AIworx-Labs / chocolate

A fully decentralized hyperparameter optimization framework
http://chocolate.readthedocs.io
BSD 3-Clause "New" or "Revised" License
121 stars 41 forks source link

Duplicate samples for chocolate.Bayes #36

Open c3-dennis opened 4 years ago

c3-dennis commented 4 years ago

Reproducible Example:

import chocolate as choco

def objective_function(alpha, l1_ratio):
    return alpha + l1_ratio

space = {
    "alpha": choco.quantized_uniform(0.1, 0.3, 0.1),
    "l1_ratio": choco.quantized_uniform(0.5, 1.0, 0.1)
}

conn = choco.DataFrameConnection()

sampler = choco.Bayes(conn, space)

samples = []
for i in range(20):
    token, params = sampler.next()
    samples.append((token, params))
    loss = objective_function(**params)
    sampler.update(token, loss)

for sample in samples:
    print(sample)

Output:

({'_chocolate_id': 0}, {'alpha': 0.1, 'l1_ratio': 0.8})
({'_chocolate_id': 1}, {'alpha': 0.2, 'l1_ratio': 0.9})
({'_chocolate_id': 2}, {'alpha': 0.1, 'l1_ratio': 0.5})
({'_chocolate_id': 3}, {'alpha': 0.2, 'l1_ratio': 0.5})
({'_chocolate_id': 4}, {'alpha': 0.1, 'l1_ratio': 0.8})
({'_chocolate_id': 5}, {'alpha': 0.2, 'l1_ratio': 0.9})
({'_chocolate_id': 6}, {'alpha': 0.2, 'l1_ratio': 0.6})
({'_chocolate_id': 7}, {'alpha': 0.1, 'l1_ratio': 0.8})
({'_chocolate_id': 8}, {'alpha': 0.1, 'l1_ratio': 0.7})
({'_chocolate_id': 9}, {'alpha': 0.1, 'l1_ratio': 0.6})
({'_chocolate_id': 10}, {'alpha': 0.1, 'l1_ratio': 0.5})
({'_chocolate_id': 11}, {'alpha': 0.1, 'l1_ratio': 0.5})
({'_chocolate_id': 12}, {'alpha': 0.1, 'l1_ratio': 0.5})
({'_chocolate_id': 13}, {'alpha': 0.1, 'l1_ratio': 0.5})
({'_chocolate_id': 14}, {'alpha': 0.1, 'l1_ratio': 0.5})
({'_chocolate_id': 15}, {'alpha': 0.1, 'l1_ratio': 0.5})
({'_chocolate_id': 16}, {'alpha': 0.1, 'l1_ratio': 0.5})
({'_chocolate_id': 17}, {'alpha': 0.1, 'l1_ratio': 0.5})
({'_chocolate_id': 18}, {'alpha': 0.1, 'l1_ratio': 0.5})
({'_chocolate_id': 19}, {'alpha': 0.1, 'l1_ratio': 0.5})

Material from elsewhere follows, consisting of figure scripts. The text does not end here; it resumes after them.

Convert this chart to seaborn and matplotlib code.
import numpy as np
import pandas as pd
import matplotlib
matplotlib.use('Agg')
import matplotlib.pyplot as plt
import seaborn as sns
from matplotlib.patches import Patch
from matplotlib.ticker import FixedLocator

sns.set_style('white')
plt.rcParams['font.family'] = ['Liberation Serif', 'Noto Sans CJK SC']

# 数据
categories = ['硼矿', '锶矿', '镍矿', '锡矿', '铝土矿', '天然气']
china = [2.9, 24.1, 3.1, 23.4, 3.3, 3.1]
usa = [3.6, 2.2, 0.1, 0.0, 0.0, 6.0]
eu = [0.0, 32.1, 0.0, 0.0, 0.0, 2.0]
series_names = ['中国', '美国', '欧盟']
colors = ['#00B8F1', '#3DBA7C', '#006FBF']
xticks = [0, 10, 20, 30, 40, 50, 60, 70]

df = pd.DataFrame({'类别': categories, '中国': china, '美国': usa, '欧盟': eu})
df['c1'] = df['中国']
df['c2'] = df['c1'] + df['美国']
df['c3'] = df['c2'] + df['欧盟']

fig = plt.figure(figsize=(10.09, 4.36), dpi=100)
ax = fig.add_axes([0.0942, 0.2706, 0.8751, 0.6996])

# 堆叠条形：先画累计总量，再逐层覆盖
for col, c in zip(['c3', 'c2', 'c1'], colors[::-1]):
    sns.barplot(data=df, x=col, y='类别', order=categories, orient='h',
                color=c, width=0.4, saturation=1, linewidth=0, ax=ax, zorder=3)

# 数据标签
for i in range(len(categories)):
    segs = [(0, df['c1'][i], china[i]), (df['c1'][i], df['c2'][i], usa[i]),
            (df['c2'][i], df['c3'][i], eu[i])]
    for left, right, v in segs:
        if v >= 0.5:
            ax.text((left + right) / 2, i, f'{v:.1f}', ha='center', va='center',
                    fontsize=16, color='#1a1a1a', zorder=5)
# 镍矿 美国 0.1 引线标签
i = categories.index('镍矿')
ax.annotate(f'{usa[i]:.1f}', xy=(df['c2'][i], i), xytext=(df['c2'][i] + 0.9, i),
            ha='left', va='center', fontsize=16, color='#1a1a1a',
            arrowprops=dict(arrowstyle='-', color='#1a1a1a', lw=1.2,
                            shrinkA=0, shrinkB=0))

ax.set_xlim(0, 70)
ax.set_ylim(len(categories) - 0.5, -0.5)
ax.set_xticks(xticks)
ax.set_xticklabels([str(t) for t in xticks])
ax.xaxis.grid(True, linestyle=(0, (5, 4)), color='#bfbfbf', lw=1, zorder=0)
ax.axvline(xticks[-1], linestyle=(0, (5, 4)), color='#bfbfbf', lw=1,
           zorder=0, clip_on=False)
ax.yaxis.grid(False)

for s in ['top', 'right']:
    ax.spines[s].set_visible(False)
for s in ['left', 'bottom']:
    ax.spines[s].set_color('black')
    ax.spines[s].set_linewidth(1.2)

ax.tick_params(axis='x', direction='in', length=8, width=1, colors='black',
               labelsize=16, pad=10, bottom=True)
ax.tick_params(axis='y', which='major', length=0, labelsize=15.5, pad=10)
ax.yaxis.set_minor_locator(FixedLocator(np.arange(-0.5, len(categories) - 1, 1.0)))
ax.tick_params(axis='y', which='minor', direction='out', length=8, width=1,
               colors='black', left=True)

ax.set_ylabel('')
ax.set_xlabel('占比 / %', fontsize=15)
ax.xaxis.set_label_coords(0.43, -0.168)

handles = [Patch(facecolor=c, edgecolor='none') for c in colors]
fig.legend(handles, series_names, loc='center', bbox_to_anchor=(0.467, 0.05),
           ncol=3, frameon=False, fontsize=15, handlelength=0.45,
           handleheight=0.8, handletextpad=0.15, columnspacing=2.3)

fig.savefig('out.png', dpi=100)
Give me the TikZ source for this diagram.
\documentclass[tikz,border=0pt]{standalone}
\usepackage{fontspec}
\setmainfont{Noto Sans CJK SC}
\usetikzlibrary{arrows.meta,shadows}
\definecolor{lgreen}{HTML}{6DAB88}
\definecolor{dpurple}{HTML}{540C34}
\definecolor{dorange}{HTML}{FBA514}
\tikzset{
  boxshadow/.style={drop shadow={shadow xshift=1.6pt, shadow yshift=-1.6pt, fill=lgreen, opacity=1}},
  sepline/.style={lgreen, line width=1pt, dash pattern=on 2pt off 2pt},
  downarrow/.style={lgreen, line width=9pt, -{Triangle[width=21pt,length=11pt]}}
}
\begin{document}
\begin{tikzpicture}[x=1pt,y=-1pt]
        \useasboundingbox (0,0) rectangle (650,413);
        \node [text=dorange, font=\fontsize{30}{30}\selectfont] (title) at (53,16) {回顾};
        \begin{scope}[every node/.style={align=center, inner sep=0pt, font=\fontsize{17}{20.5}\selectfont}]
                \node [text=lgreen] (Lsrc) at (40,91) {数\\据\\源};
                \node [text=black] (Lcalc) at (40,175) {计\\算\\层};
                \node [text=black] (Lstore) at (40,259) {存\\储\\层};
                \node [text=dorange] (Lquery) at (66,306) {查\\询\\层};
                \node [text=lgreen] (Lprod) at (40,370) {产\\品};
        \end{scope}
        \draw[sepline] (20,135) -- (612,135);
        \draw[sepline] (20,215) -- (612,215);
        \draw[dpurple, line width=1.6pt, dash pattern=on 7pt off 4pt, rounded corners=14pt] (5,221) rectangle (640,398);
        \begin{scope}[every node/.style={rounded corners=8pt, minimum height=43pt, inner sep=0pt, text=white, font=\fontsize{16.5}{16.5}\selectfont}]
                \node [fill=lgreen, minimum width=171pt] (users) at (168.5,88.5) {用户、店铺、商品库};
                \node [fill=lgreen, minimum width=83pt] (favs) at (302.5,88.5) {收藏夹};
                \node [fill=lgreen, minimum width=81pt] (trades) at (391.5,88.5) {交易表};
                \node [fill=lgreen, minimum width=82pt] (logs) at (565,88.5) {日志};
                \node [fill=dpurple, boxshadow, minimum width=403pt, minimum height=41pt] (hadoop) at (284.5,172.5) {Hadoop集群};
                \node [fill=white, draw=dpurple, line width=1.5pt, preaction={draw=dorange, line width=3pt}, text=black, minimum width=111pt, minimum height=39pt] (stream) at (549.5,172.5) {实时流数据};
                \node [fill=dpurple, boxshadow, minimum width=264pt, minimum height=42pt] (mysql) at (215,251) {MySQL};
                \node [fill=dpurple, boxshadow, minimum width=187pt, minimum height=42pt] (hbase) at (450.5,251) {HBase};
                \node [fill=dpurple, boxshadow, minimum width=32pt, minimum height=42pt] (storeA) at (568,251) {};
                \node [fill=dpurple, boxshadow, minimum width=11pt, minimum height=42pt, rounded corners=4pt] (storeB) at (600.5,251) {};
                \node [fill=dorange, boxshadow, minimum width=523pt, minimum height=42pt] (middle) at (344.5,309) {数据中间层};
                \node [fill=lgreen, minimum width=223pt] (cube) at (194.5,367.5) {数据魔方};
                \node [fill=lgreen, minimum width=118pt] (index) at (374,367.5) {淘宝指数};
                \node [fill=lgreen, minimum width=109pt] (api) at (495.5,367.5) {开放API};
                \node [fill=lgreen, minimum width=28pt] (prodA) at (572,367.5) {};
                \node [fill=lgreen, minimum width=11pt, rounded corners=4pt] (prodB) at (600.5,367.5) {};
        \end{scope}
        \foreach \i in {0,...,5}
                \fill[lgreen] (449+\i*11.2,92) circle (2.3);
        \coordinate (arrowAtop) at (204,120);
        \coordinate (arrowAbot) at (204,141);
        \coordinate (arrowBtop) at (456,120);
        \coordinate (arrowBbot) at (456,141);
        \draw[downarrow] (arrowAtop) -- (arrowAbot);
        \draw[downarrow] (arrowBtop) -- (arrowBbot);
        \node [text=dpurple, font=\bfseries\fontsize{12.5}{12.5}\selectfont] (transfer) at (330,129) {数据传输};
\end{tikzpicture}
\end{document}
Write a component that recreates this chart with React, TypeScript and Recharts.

Note the repetition of id 0 and 1 and id 4 and 5, respectively.

Comments: I took a peak at the implementation and found that

  1. During bootstrapping phase (n=10 default), there is no duplicate protection for samples that are randomly drawn.

  2. During gaussian phase, there doesn't seem to be duplicate protection either. This is probably ok, as it would indicate convergence, but I thought I would bring it up anyway.

I can't think of a scenario where this duplication would be desirable behavior, so I am reporting this as an issue.